Che cosa hai imparato durante il dottorato che ti è utile oggi?

Il dottorato è stata un’esperienza di crescita che ha contributo molto a formare la persona che sono ora. Dal punto di vista prettamente tecnico, mi ha dato i mezzi per leggere i dati ed essere critico nella loro interpretazione; un imprinting analitico; la capacità di concentrarmi a lungo su letture difficili e capirne il contenuto; la plasticità nell’affrontare i problemi e cercarne soluzioni; difendere le mie posizioni e considerare quelle di chi la pensa diversamente; comunicare concetti complessi a persone con diverse conoscenze di base. Tutto questo mi è tornato molto utile anche in campi al di fuori della ricerca.
Inoltre, la possibilità di stare in contatto con una comunità internazionale e lavorare con persone di diverse culture sono state esperienze altamente positive. Anche se non strettamente collegato con il dottorato in generale, nel mio caso in particolare ho avuto la fortuna di conoscere persone di alto livello culturale e con interessi ben oltre la ricerca scientifica. Una delle cose che ho apprezzato di più del mio dottorato, è stato avere frequenti discussioni su politica, cultura e società con i colleghi: penso che anche questo abbia contribuito molto alla mia formazione e decisioni successive.


Ti penti di qualcosa in relazione al dottorato e alle scelte successive?

Probabilmente, adesso che so cosa vuol dire fondare un’azienda e portarla avanti, non farei alcune scelte che sono risultate infelici. D’altro canto, senza quegli errori non avrei imparato lezioni utili.
In generale sono soddisfatto delle scelte fatte dalla laurea in poi.

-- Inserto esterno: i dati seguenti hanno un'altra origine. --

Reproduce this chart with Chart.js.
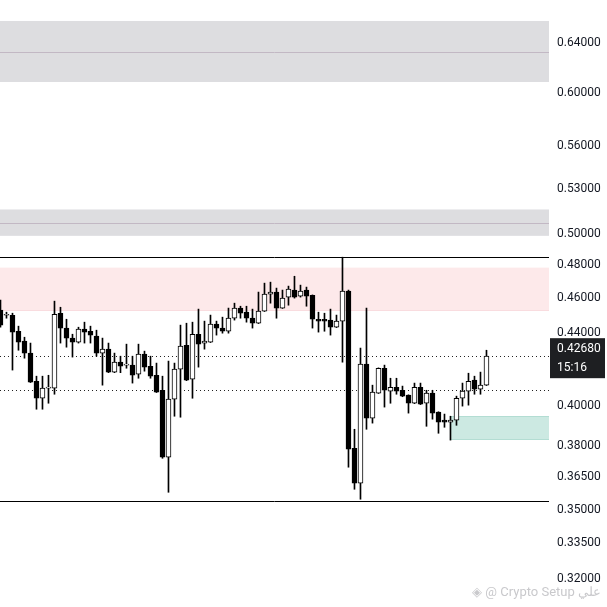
<!DOCTYPE html>
<html>
<head>
<meta charset="utf-8">
<script src="https://cdn.jsdelivr.net/npm/chart.js@4"></script>
<style>
  html, body { margin: 0; padding: 0; background: #ffffff; }
  #wrap { position: relative; width: 607px; height: 607px; }
</style>
</head>
<body>
<div id="wrap"><canvas id="myChart" width="607" height="607"></canvas></div>
<script>
// свечи (open / high / low / close)
const opens = [.4530,.4500,.4500,.4408,.4352,.4285,.4132,.4042,.4095,.4095,
  .4512,.4426,.4369,.4346,.4420,.4408,.4380,.4285,.4307,.4181,
  .4235,.4219,.4219,.4170,.4279,.4213,.4164,.4084,.3745,.4037,
  .4197,.4329,.4143,.4391,.4341,.4346,.4449,.4426,.4408,.4483,
  .4542,.4518,.4483,.4454,.4524,.4625,.4637,.4542,.4607,.4649,
  .4613,.4649,.4618,.4477,.4477,.4472,.4431,.4466,.4643,.3789,
  .3621,.4224,.3939,.4069,.4202,.4079,.4100,.4084,.4058,.4016,
  .4100,.4016,.4069,.3970,.3929,.3919,.3929,.4042,.4079,.4138,
  .4090,.4111];
const highs = [.4589,.4518,.4512,.4437,.4374,.4341,.4159,.4159,.4164,.4583,
  .4547,.4477,.4391,.4431,.4460,.4437,.4414,.4369,.4341,.4285,
  .4268,.4335,.4268,.4335,.4296,.4268,.4230,.4159,.4241,.4230,
  .4443,.4454,.4460,.4536,.4466,.4501,.4466,.4489,.4542,.4571,
  .4553,.4553,.4536,.4637,.4691,.4697,.4661,.4649,.4673,.4733,
  .4679,.4667,.4620,.4518,.4512,.4536,.4501,.4851,.4649,.3883,
  .4313,.4542,.4111,.4204,.4219,.4148,.4148,.4106,.4060,.4122,
  .4122,.4084,.4084,.3972,.3960,.3949,.4053,.4122,.4175,.4159,
  .4181,.4301];
const lows = [.4431,.4483,.4192,.4301,.4257,.4125,.3985,.3985,.4016,.4063,
  .4341,.4318,.4263,.4341,.4341,.4341,.4268,.4111,.4178,.4178,
  .4178,.4202,.4122,.4148,.4186,.4148,.4072,.3740,.3579,.3949,
  .3944,.4135,.4042,.4208,.4307,.4344,.4386,.4397,.4397,.4472,
  .4483,.4460,.4426,.4452,.4522,.4571,.4483,.4540,.4559,.4601,
  .4607,.4553,.4426,.4403,.4408,.4386,.4429,.4235,.3697,.3593,
  .3547,.3883,.3914,.4067,.3996,.4016,.4063,.4050,.3965,.4014,
  .4009,.3898,.3934,.3863,.3893,.3829,.3903,.4001,.4006,.4063,
  .4063,.4109];
const closes = [.4443,.4501,.4403,.4346,.4285,.4127,.4042,.4095,.4095,.4506,
  .4426,.4369,.4346,.4420,.4403,.4386,.4285,.4307,.4181,.4235,
  .4213,.4219,.4164,.4279,.4208,.4159,.4074,.3745,.4037,.4197,
  .4324,.4138,.4391,.4335,.4352,.4449,.4426,.4408,.4483,.4542,
  .4512,.4483,.4454,.4524,.4625,.4637,.4542,.4601,.4655,.4607,
  .4643,.4613,.4477,.4466,.4466,.4431,.4466,.4643,.3784,.3621,
  .4224,.3939,.4074,.4202,.4084,.4100,.4079,.4053,.4016,.4100,
  .4011,.4069,.3965,.3919,.3919,.3929,.4042,.4079,.4132,.4090,
  .4111,.4268];

// подписи шкалы цены
const yTicks = [0.64, 0.60, 0.56, 0.53, 0.50, 0.48, 0.46, 0.44, 0.40, 0.38, 0.365, 0.35, 0.335, 0.32];

// зоны и уровни на графике
const greyZones = [[0.6585, 0.6085], [0.5160, 0.4987]];
const greyMids = [0.6326, 0.5071];
const pinkZone = [0.4786, 0.4525];
const greenZone = [0.3950, 0.3830];
const greenFrom = 75;          // индекс свечи, с которой начинается зелёная зона
const rangeLines = [0.4851, 0.3540];
const dottedLevels = [0.4268, 0.4085];
const lastPrice = 0.4268;
const timeLeft = '15:16';

document.addEventListener('DOMContentLoaded', function() {
    const idx = opens.map((_, i) => i);
    const isUp = idx.map(i => closes[i] >= opens[i]);

    // плагин для зон, линий и ценника
    const overlay = {
        id: 'overlay',
        beforeDatasetsDraw(chart) {
            const { ctx, chartArea: a, scales: { x, y } } = chart;
            const w = a.right - a.left;
            ctx.save();
            greyZones.forEach((z, k) => {
                const t = y.getPixelForValue(z[0]), b = y.getPixelForValue(z[1]);
                ctx.fillStyle = '#dddde0';
                ctx.fillRect(a.left, t, w, b - t);
                const m = Math.round(y.getPixelForValue(greyMids[k])) + 0.5;
                ctx.strokeStyle = '#c2b8c4';
                ctx.lineWidth = 1;
                ctx.beginPath(); ctx.moveTo(a.left, m); ctx.lineTo(a.right, m); ctx.stroke();
            });
            // розовая зона
            let t = y.getPixelForValue(pinkZone[0]), b = y.getPixelForValue(pinkZone[1]);
            ctx.fillStyle = '#fde9ea';
            ctx.fillRect(a.left, t, w, b - t);
            ctx.strokeStyle = '#f9dcdf';
            ctx.beginPath(); ctx.moveTo(a.left, Math.round(b) - 0.5); ctx.lineTo(a.right, Math.round(b) - 0.5); ctx.stroke();
            // зелёная зона
            t = y.getPixelForValue(greenZone[0]); b = y.getPixelForValue(greenZone[1]);
            const gx = x.getPixelForValue(greenFrom) - 0.5;
            ctx.fillStyle = '#cce9e2';
            ctx.fillRect(gx, t, a.right - gx, b - t);
            ctx.strokeStyle = '#b3ddd3';
            ctx.beginPath();
            ctx.moveTo(gx, Math.round(t) + 0.5); ctx.lineTo(a.right, Math.round(t) + 0.5);
            ctx.moveTo(gx, Math.round(b) - 0.5); ctx.lineTo(a.right, Math.round(b) - 0.5);
            ctx.stroke();
            // максимум / минимум
            ctx.strokeStyle = '#000000';
            rangeLines.forEach(v => {
                const p = Math.round(y.getPixelForValue(v)) + 0.5;
                ctx.beginPath(); ctx.moveTo(a.left, p); ctx.lineTo(a.right, p); ctx.stroke();
            });
            // пунктир
            ctx.setLineDash([1, 3]);
            ctx.strokeStyle = '#222222';
            dottedLevels.forEach(v => {
                const p = Math.round(y.getPixelForValue(v)) + 0.5;
                ctx.beginPath(); ctx.moveTo(a.left, p); ctx.lineTo(a.right, p); ctx.stroke();
            });
            ctx.restore();
        },
        afterDraw(chart) {
            const { ctx, chartArea: a, scales: { y } } = chart;
            const p = y.getPixelForValue(lastPrice);
            ctx.save();
            ctx.fillStyle = '#1e1f22';
            ctx.fillRect(a.right + 1, p - 18, 55, 40);
            ctx.fillStyle = '#ffffff';
            ctx.font = '12px Roboto';
            ctx.textBaseline = 'middle';
            ctx.textAlign = 'left';
            ctx.fillText(lastPrice.toFixed(5), a.right + 8, p - 7);
            ctx.fillText(timeLeft, a.right + 8, p + 12);
            // водяной знак
            ctx.fillStyle = '#c9c9cc';
            ctx.font = '13px Roboto';
            ctx.textAlign = 'right';
            ctx.textBaseline = 'alphabetic';
            ctx.fillText('\u25C8 @ Crypto Setup علي', 601, 596);
            ctx.restore();
        }
    };

    const ctx = document.getElementById('myChart').getContext('2d');
    new Chart(ctx, {
        type: 'bar',
        data: {
            datasets: [{
                label: 'wicks',
                data: idx.map(i => ({ x: i, y: [lows[i], highs[i]] })),
                backgroundColor: '#000000',
                barThickness: 1,
                grouped: false,
                order: 2
            }, {
                label: 'bodies',
                data: idx.map(i => ({ x: i, y: [opens[i], closes[i]] })),
                backgroundColor: isUp.map(u => u ? '#ffffff' : '#000000'),
                borderColor: '#000000',
                borderWidth: 1,
                borderSkipped: false,
                barThickness: 5,
                minBarLength: 1,
                grouped: false,
                order: 1
            }]
        },
        options: {
            responsive: false,
            animation: false,
            devicePixelRatio: 1,
            layout: { padding: 0 },
            plugins: { legend: { display: false }, tooltip: { enabled: false } },
            scales: {
                x: {
                    type: 'linear',
                    display: false,
                    offset: false,
                    min: -0.08,
                    max: 91.42,
                    grid: { display: false }
                },
                y: {
                    type: 'logarithmic',
                    position: 'right',
                    min: 0.30854,
                    max: 0.67661,
                    border: { display: false },
                    grid: { display: false, drawTicks: true, tickLength: 8 },
                    afterFit: scale => {
                        scale.width = 58;
                        // без вертикальных отступов, чтобы шкала шла на всю высоту
                        scale.paddingTop = 0;
                        scale.paddingBottom = 0;
                    },
                    afterBuildTicks: scale => { scale.ticks = yTicks.map(v => ({ value: v })); },
                    ticks: {
                        autoSkip: false,
                        padding: 0,
                        color: '#131722',
                        font: { family: 'Roboto', size: 12 },
                        callback: v => Number(v).toFixed(5)
                    }
                }
            }
        },
        plugins: [overlay]
    });
});
</script>
</body>
</html>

Quali consigli vorresti dare a chi sta affrontando il momento della transizione?

Non abbiate timore. Provate, sbagliate, imparate dagli errori fatti. Il mondo fuori dall’accademia intimorisce solo perché non lo avete provato. Siate curiosi di cosa offre, sono sicuro che troverete ottime soddisfazioni (e spesso e volentieri una migliore etica lavorativa!).
Se non funziona, si può sempre tornare indietro.